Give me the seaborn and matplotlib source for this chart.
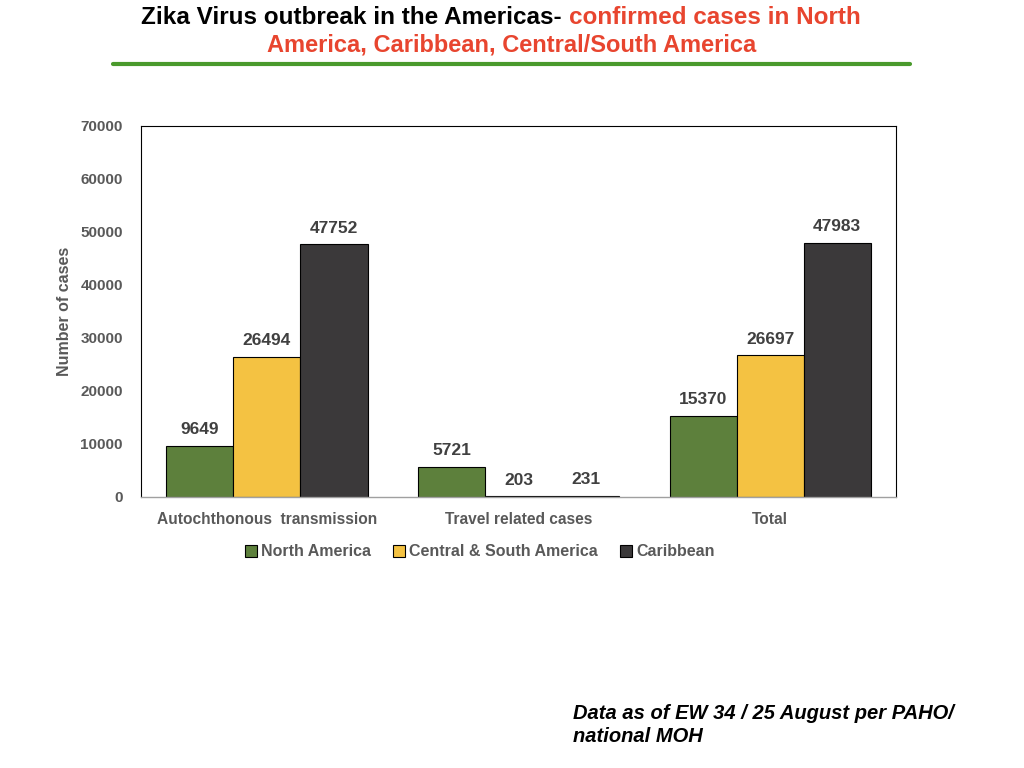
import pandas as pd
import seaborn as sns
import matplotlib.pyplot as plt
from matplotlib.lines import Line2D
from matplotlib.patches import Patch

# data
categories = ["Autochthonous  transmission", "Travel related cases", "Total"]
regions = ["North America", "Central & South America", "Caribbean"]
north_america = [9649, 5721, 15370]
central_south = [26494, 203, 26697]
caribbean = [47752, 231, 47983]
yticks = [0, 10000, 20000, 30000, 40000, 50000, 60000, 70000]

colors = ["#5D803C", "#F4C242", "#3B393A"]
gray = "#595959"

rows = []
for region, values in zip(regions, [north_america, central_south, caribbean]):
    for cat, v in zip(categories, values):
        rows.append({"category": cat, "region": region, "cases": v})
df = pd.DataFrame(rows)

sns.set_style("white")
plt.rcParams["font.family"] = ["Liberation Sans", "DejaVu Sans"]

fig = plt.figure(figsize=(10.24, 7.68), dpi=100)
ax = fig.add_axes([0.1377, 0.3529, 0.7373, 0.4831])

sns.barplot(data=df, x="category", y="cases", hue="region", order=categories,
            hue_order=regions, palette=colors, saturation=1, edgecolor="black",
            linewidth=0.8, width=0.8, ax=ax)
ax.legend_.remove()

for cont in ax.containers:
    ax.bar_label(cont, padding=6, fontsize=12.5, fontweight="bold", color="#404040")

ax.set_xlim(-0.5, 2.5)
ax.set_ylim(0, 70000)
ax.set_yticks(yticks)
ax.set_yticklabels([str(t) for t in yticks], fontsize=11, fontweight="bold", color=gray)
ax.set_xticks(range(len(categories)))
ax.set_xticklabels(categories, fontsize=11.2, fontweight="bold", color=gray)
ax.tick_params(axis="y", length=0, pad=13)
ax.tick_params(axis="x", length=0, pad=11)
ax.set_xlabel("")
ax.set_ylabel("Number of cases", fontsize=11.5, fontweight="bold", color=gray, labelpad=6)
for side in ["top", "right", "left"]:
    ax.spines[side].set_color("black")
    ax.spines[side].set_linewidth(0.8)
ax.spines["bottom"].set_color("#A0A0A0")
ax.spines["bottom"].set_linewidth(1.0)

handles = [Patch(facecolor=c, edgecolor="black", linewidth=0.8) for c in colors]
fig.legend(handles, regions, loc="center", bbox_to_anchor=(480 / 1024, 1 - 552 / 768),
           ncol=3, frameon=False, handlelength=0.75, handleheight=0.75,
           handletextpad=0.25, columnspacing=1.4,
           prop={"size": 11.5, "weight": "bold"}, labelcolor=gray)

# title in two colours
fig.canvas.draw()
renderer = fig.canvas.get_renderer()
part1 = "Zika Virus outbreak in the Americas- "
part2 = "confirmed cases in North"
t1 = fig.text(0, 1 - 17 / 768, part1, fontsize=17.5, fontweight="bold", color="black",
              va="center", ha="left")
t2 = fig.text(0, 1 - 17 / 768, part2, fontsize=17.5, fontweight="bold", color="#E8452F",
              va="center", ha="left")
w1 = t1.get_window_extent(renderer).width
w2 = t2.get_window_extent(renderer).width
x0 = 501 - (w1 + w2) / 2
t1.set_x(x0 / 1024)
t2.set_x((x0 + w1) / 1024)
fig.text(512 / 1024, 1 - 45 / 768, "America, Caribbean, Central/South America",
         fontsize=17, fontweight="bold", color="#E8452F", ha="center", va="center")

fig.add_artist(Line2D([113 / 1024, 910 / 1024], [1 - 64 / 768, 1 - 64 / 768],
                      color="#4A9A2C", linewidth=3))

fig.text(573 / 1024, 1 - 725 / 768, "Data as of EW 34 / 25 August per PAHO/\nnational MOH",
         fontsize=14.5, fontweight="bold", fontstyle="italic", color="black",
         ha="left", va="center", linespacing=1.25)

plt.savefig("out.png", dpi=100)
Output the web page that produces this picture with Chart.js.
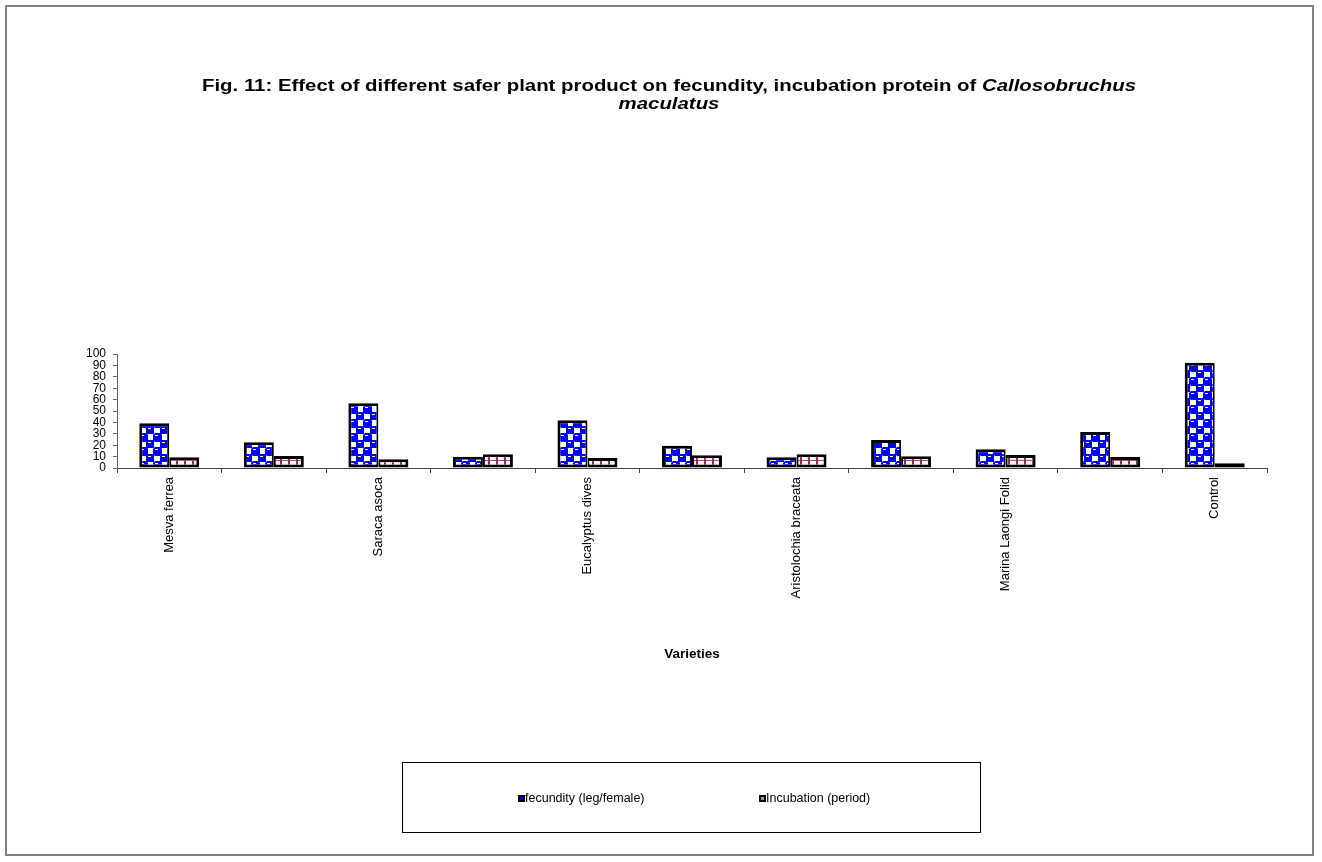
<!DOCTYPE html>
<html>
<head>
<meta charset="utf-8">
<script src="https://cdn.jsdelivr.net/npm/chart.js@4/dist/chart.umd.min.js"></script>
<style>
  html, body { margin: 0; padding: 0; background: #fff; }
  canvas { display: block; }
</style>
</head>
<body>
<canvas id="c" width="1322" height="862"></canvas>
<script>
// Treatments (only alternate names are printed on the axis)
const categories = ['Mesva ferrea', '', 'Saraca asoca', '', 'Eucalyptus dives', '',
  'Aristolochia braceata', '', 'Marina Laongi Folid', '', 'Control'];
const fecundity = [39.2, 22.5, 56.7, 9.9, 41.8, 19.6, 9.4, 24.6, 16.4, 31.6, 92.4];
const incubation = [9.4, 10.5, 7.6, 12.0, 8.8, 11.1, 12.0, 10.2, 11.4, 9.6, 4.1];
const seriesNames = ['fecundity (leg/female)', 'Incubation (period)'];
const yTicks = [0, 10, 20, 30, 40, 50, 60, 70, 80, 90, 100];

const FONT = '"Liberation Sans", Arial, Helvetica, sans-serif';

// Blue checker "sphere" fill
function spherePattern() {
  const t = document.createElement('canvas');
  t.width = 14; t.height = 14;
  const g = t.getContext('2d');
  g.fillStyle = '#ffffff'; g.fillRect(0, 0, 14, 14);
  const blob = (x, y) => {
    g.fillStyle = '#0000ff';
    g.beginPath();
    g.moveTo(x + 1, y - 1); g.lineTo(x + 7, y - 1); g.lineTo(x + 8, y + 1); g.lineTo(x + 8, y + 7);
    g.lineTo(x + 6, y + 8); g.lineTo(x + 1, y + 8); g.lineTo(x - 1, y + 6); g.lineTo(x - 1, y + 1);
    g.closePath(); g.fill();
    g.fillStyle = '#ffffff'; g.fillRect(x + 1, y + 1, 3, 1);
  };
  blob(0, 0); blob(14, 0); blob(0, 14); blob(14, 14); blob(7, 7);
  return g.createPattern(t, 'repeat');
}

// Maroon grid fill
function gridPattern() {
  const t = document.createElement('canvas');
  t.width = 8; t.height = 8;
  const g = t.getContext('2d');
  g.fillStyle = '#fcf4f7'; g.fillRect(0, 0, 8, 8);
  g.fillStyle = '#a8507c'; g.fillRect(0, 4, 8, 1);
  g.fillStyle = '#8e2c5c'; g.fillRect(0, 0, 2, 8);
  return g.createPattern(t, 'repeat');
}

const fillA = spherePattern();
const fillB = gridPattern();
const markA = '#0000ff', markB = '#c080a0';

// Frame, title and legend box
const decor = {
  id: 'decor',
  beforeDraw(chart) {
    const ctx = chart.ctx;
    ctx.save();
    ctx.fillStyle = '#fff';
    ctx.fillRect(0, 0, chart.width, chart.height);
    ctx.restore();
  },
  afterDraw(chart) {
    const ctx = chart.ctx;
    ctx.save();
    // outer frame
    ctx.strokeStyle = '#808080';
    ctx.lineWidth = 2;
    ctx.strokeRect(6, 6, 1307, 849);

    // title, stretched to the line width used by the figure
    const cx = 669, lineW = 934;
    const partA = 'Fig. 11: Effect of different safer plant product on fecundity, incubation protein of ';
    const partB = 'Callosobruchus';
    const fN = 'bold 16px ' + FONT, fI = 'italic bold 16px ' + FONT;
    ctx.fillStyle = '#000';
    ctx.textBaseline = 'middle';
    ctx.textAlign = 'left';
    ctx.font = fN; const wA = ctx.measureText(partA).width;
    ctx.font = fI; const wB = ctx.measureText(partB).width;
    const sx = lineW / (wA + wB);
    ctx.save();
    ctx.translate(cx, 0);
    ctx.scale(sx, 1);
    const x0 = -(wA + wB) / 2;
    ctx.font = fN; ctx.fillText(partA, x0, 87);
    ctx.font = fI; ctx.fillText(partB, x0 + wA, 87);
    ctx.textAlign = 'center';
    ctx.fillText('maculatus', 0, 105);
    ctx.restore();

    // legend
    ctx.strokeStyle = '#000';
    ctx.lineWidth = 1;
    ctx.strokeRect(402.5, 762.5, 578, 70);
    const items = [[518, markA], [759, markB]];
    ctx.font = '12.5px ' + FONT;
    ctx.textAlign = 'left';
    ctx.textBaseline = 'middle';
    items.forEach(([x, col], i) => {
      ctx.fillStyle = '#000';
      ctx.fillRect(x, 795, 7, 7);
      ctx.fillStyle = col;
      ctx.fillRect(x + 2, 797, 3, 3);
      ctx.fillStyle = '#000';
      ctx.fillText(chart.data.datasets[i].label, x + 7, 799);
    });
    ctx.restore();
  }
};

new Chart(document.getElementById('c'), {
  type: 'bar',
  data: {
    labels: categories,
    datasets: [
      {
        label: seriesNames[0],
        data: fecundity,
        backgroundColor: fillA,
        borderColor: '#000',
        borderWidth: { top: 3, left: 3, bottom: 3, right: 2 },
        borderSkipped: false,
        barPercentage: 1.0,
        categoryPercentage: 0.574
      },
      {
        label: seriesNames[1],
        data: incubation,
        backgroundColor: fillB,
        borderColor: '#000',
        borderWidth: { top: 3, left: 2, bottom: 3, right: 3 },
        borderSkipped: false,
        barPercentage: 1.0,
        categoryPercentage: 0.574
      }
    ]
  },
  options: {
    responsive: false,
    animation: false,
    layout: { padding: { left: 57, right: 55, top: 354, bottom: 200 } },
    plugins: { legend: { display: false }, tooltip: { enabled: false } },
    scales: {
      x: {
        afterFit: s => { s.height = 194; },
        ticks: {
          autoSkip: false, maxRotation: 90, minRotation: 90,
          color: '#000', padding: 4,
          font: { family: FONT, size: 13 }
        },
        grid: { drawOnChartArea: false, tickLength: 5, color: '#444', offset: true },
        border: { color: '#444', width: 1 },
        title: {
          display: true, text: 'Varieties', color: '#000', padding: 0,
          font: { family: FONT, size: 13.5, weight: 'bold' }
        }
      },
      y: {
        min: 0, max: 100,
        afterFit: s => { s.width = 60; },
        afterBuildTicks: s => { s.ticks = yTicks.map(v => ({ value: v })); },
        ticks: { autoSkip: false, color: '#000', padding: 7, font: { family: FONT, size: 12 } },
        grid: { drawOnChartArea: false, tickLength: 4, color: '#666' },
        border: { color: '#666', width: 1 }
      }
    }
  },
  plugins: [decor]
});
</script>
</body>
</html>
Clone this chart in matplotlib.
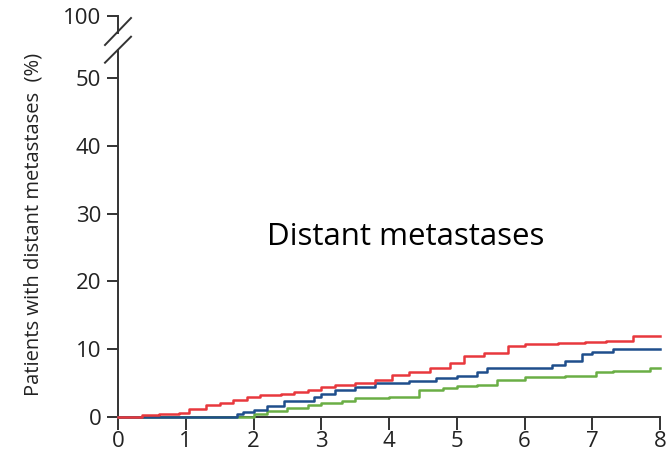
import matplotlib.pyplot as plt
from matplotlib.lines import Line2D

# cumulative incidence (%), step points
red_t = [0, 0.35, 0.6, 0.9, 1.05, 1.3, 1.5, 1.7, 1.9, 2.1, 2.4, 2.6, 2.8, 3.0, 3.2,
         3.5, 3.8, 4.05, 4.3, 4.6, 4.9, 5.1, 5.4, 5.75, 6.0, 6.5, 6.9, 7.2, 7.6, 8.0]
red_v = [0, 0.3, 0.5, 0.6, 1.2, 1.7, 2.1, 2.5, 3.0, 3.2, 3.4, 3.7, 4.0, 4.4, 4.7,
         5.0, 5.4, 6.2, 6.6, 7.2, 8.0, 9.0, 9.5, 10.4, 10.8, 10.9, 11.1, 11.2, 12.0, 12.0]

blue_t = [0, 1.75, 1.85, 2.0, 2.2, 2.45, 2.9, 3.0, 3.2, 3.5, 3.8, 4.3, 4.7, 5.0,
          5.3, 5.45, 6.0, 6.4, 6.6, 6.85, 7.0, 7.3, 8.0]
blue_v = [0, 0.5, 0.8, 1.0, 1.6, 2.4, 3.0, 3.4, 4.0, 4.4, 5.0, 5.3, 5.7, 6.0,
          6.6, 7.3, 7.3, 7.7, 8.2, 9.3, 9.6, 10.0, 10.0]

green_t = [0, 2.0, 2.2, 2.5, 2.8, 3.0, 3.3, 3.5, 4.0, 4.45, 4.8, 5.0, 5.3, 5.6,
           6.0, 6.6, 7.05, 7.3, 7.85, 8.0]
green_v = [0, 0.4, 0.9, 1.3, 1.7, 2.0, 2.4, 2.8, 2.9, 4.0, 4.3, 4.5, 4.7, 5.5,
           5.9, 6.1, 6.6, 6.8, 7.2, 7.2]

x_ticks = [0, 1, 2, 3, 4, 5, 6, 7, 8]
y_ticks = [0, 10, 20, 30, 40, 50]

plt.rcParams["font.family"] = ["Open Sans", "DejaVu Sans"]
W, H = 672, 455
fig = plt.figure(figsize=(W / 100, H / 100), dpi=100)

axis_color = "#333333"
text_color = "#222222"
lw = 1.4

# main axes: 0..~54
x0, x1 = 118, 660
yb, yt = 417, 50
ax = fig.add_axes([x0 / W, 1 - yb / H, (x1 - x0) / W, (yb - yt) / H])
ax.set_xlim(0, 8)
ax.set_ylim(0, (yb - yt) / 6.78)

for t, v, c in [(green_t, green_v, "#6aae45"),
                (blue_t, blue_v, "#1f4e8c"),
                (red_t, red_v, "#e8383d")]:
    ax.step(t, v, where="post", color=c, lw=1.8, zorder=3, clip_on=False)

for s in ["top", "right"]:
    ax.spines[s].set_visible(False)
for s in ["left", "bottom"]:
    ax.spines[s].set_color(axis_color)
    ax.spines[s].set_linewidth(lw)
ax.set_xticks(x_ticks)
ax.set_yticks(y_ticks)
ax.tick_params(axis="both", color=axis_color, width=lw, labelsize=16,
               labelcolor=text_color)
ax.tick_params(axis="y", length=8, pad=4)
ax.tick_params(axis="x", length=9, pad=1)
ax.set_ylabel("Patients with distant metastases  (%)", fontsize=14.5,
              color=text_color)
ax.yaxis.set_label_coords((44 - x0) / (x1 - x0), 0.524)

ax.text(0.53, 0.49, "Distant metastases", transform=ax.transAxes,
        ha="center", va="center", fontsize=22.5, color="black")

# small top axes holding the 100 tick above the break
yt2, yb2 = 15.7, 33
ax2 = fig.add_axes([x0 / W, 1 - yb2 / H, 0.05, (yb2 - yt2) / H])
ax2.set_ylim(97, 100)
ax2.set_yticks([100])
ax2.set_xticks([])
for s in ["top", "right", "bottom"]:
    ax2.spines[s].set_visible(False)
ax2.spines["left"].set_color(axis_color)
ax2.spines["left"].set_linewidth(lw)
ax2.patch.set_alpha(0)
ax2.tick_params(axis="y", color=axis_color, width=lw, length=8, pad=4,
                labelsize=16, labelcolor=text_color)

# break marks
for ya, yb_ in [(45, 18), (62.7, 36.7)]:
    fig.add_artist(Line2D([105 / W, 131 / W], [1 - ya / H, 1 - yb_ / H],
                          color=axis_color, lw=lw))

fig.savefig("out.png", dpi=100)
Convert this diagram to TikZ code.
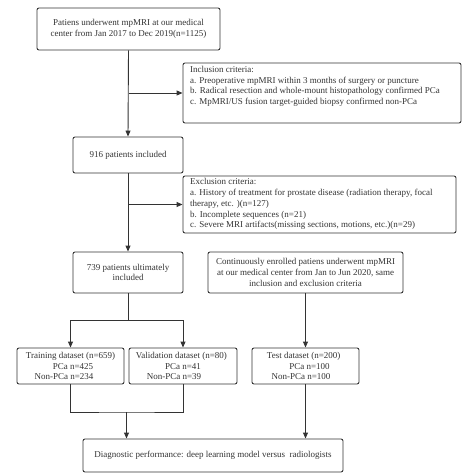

■ Work to complete: Pull out every line holding "matplotlib" from the records above, and copy it.

■ Answer to the exercise:
Give me the seaborn and matplotlib source for this chart.
import matplotlib.pyplot as plt
from matplotlib.lines import Line2D
from matplotlib.patches import Patch
Clone this chart in matplotlib.
import matplotlib.pyplot as plt
from matplotlib.lines import Line2D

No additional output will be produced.